У храма произошло большое сражение, и поговаривают, что он сегодня будет взят ночным приступом, поэтому я поднялся на площадку, откуда весь город виден как на ладони. Интересно, дядюшка, доводилось ли тебе в твоих многочисленных походах вдыхать запах огромного осажденного города. Ночью ветер дул с юга, и оттуда до наших ноздрей доносилось отвратительное зловоние смерти. В городе находилось полмиллиона человек, уже начались всевозможные болезни и голод; трупы разлагались, грязь и ужас, и все это в небольшом замкнутом пространстве. Ты знаешь, как пахнут загоны для львов за цирком Максима — чем-то кислым и тухлым.

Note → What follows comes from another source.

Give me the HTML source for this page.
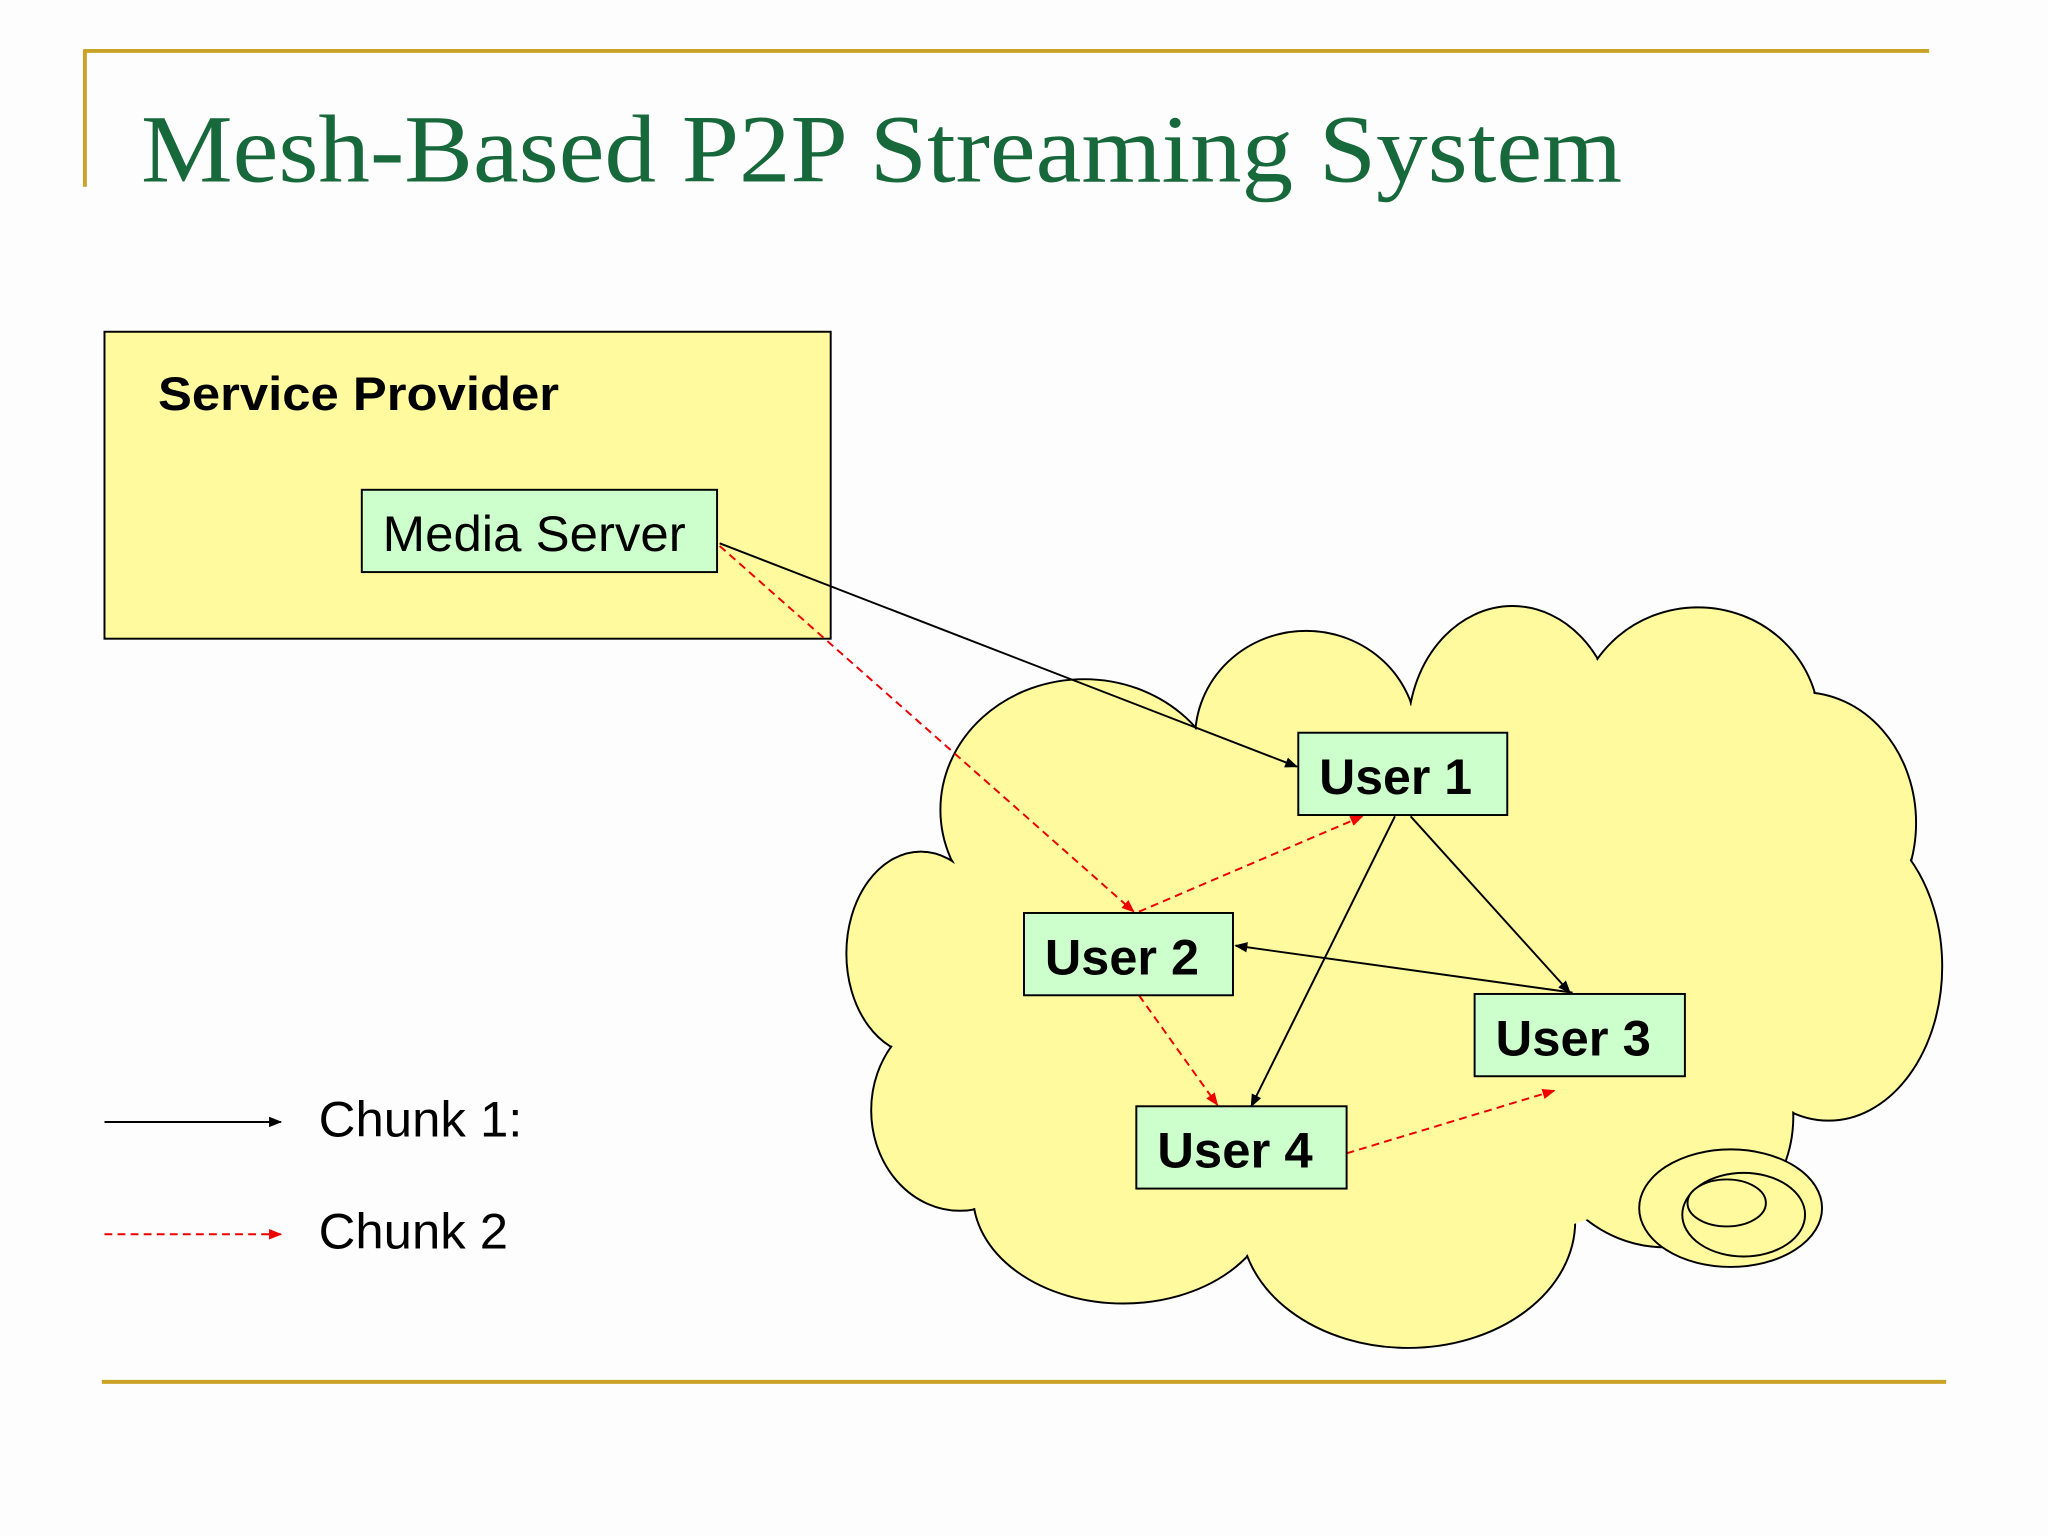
<!DOCTYPE html>
<html><head><meta charset="utf-8"><style>
html,body{margin:0;padding:0;background:#fff;}
svg{display:block;}
</style></head><body>
<svg width="2048" height="1536" viewBox="0 0 1568 1176" xmlns="http://www.w3.org/2000/svg">
<defs>
<marker id="ab" markerWidth="10" markerHeight="8" refX="9" refY="4" orient="auto" markerUnits="userSpaceOnUse"><path d="M0,0 L10,4 L0,8 z" fill="#000"/></marker>
<marker id="ar" markerWidth="10" markerHeight="8" refX="9" refY="4" orient="auto" markerUnits="userSpaceOnUse"><path d="M0,0 L10,4 L0,8 z" fill="#e00"/></marker>
</defs>
<rect width="1568" height="1176" fill="#fdfdfd"/>
<line x1="64" y1="39" x2="1477" y2="39" stroke="#c9a227" stroke-width="3"/>
<line x1="65" y1="38" x2="65" y2="143" stroke="#c9a227" stroke-width="3"/>
<line x1="78" y1="1058" x2="1490" y2="1058" stroke="#c9a227" stroke-width="3"/>
<text x="108" y="139" font-family="Liberation Serif, serif" font-size="74" fill="#17683a" textLength="1134" lengthAdjust="spacingAndGlyphs">Mesh-Based P2P Streaming System</text>

<rect x="80" y="254" width="556" height="235" fill="#fffa9e" stroke="#000" stroke-width="1.5"/>
<text x="121" y="314" font-family="Liberation Sans, sans-serif" font-weight="bold" font-size="36" textLength="307" lengthAdjust="spacingAndGlyphs">Service Provider</text>
<rect x="277" y="375" width="272" height="63" fill="#ccffcc" stroke="#000" stroke-width="1.5"/>
<text x="293" y="422" font-family="Liberation Sans, sans-serif" font-size="38" textLength="232" lengthAdjust="spacingAndGlyphs">Media Server</text>

<g stroke="#000" stroke-width="1.5" fill="#fffa9e">
<ellipse cx="830" cy="620" rx="110" ry="100"/>
<ellipse cx="1000" cy="565" rx="85" ry="82"/>
<ellipse cx="1158" cy="560" rx="80" ry="96"/>
<ellipse cx="1300" cy="555" rx="93" ry="90"/>
<ellipse cx="1380" cy="630" rx="87" ry="100"/>
<ellipse cx="1400" cy="740" rx="87" ry="118"/>
<ellipse cx="705" cy="730" rx="57" ry="78"/>
<ellipse cx="735" cy="850" rx="68" ry="77"/>
<ellipse cx="860" cy="915" rx="115" ry="83"/>
<ellipse cx="1078" cy="935" rx="128" ry="97"/>
<ellipse cx="1275" cy="855" rx="98" ry="100"/>
</g>
<g fill="#fffa9e">
<ellipse cx="830" cy="620" rx="109" ry="99"/>
<ellipse cx="1000" cy="565" rx="84" ry="81"/>
<ellipse cx="1158" cy="560" rx="79" ry="95"/>
<ellipse cx="1300" cy="555" rx="92" ry="89"/>
<ellipse cx="1380" cy="630" rx="86" ry="99"/>
<ellipse cx="1400" cy="740" rx="86" ry="117"/>
<ellipse cx="705" cy="730" rx="56" ry="77"/>
<ellipse cx="735" cy="850" rx="67" ry="76"/>
<ellipse cx="860" cy="915" rx="114" ry="82"/>
<ellipse cx="1078" cy="935" rx="127" ry="96"/>
<ellipse cx="1275" cy="855" rx="97" ry="99"/>
<ellipse cx="1060" cy="750" rx="320" ry="210"/>
</g>
<g stroke="#000" stroke-width="1.5" fill="#fffa9e">
<ellipse cx="1325" cy="925" rx="70" ry="45"/>
<ellipse cx="1335" cy="930" rx="47" ry="32"/>
<ellipse cx="1322" cy="921" rx="30" ry="18"/>
</g>

<g stroke="#000" stroke-width="1.5" fill="none">
<line x1="551" y1="416" x2="993" y2="587" marker-end="url(#ab)"/>
<line x1="1080" y1="625" x2="1202" y2="760" marker-end="url(#ab)"/>
<line x1="1068" y1="625" x2="958" y2="847" marker-end="url(#ab)"/>
<line x1="1204" y1="760" x2="946" y2="724" marker-end="url(#ab)"/>
</g>
<g stroke="#e00" stroke-width="1.5" fill="none" stroke-dasharray="6,4">
<line x1="551" y1="418" x2="868" y2="698" marker-end="url(#ar)"/>
<line x1="872" y1="698" x2="1043" y2="625" marker-end="url(#ar)"/>
<line x1="872" y1="762" x2="932" y2="846" marker-end="url(#ar)"/>
<line x1="1031" y1="883" x2="1190" y2="835" marker-end="url(#ar)"/>
</g>

<g font-family="Liberation Sans, sans-serif" font-weight="bold" font-size="38">
<rect x="994" y="561" width="160" height="63" fill="#ccffcc" stroke="#000" stroke-width="1.5"/>
<text x="1010" y="608" textLength="117" lengthAdjust="spacingAndGlyphs">User 1</text>
<rect x="784" y="699" width="160" height="63" fill="#ccffcc" stroke="#000" stroke-width="1.5"/>
<text x="800" y="746" textLength="118" lengthAdjust="spacingAndGlyphs">User 2</text>
<rect x="1129" y="761" width="161" height="63" fill="#ccffcc" stroke="#000" stroke-width="1.5"/>
<text x="1145" y="808" textLength="119" lengthAdjust="spacingAndGlyphs">User 3</text>
<rect x="870" y="847" width="161" height="63" fill="#ccffcc" stroke="#000" stroke-width="1.5"/>
<text x="886" y="894" textLength="119" lengthAdjust="spacingAndGlyphs">User 4</text>
</g>

<line x1="80" y1="859" x2="215" y2="859" stroke="#000" stroke-width="1.5" marker-end="url(#ab)"/>
<line x1="80" y1="945" x2="215" y2="945" stroke="#e00" stroke-width="1.5" stroke-dasharray="6,4" marker-end="url(#ar)"/>
<g font-family="Liberation Sans, sans-serif" font-size="38">
<text x="244" y="870" textLength="156" lengthAdjust="spacingAndGlyphs">Chunk 1:</text>
<text x="244" y="956" textLength="145" lengthAdjust="spacingAndGlyphs">Chunk 2</text>
</g>
</svg>
</body></html>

Смрад от города похож на это, но к нему примешивается резкий, всепроникающий запах смерти, от которого замирает само сердце. Именно такой запах исходил от города сегодня ночью.

Стоя в темноте и завернувшись в свой алый плащ, так как вечера здесь прохладные, я вдруг осознал, что не один. Неподалеку оказался высокий человек, разглядывающий, как и я, город. При лунном свете я видел, что он одет как офицер; подойдя ближе, я узнал в нем Лонгина, третьего трибуна моего легиона, солдата бывалого, немолодого. Он странный и молчаливый, его уважают все, но не понимает никто, потому что он весьма замкнут и больше думает, чем говорит. Когда я подошел, первые языки пламени вырвались из храма, высоко взметнувшийся огонь озарил наши лица и заблестел на оружии. В красном огненном свете я увидел, что исхудалое лицо старого воина застыло как маска.

—Наконец-то! — прошептал он. — Наконец! Он говорил сам с собой и вздрогнул, смутился,

когда я спросил, о чем это он.

Я давно думал, что этот город постигнет несчастье, — сказал он. — И теперь вижу, что так и случилось. Вот я и сказал: «Наконец!»

Да и все мы думали, что с городом, который вновь и вновь отказывается признать власть Цезарей, случится несчастье.

В его проницательном взоре появилось вопрошающее выражение, и он обратился ко мне с такими словами:

— Я слышал, ты из тех, кто стоит за терпимость в делах веры, и считаешь, что каждый человек должен выбирать себе богов в согласии со своей совестью.

Я объяснил, что принадлежу к стоикам школы Сенеки, по учению которого наш бренный мир мало что значит, и что не следует стремиться к его благам, а должно развивать в себе презрение ко всему, кроме высшего.

Он как-то мрачно усмехнулся моим словам.

Насколько я знаю, — сказал он, — Сенека умер самым богатым человеком в Империи Нерона, так что он получил от земной жизни все, несмотря на свою философию.

А сам-то ты во что веришь? — поинтересовался я. — Может, тебе ведомы тайны Озириса, или ты допущен в общество последователей Митры{21}?

Доводилось ли тебе слышать о христианах? — спросил он.

Да, — ответил я. — В Риме было несколько рабов и бродяг, которые так себя называли. Они почитали, насколько я понял, какого-то человека,умершего здесь, в Иудее. Полагаю, его казнили во времена Тиберия.

Верно, — подтвердил он. — А случилось это, когда прокуратором был Пилат — Понтий Пилат, брат старого Луция Пилата, правившего Египтом при Августе. Пилат оказался в большом затруднении, не зная, какое решение принять, но иудейская чернь и в те дни была точь-в-точь такой же дикой и варварской, как фанатики, с которыми мы бьемся. Пилат пытался отделаться от них, предложив им казнить преступника. Он надеялся, что, вкусив крови, они утихомирятся. Но иудеи предпочли предать казни другого человека, а Пилат оказался недостаточно тверд, чтобы им противостоять. Эх, как было жаль, просто ужасно!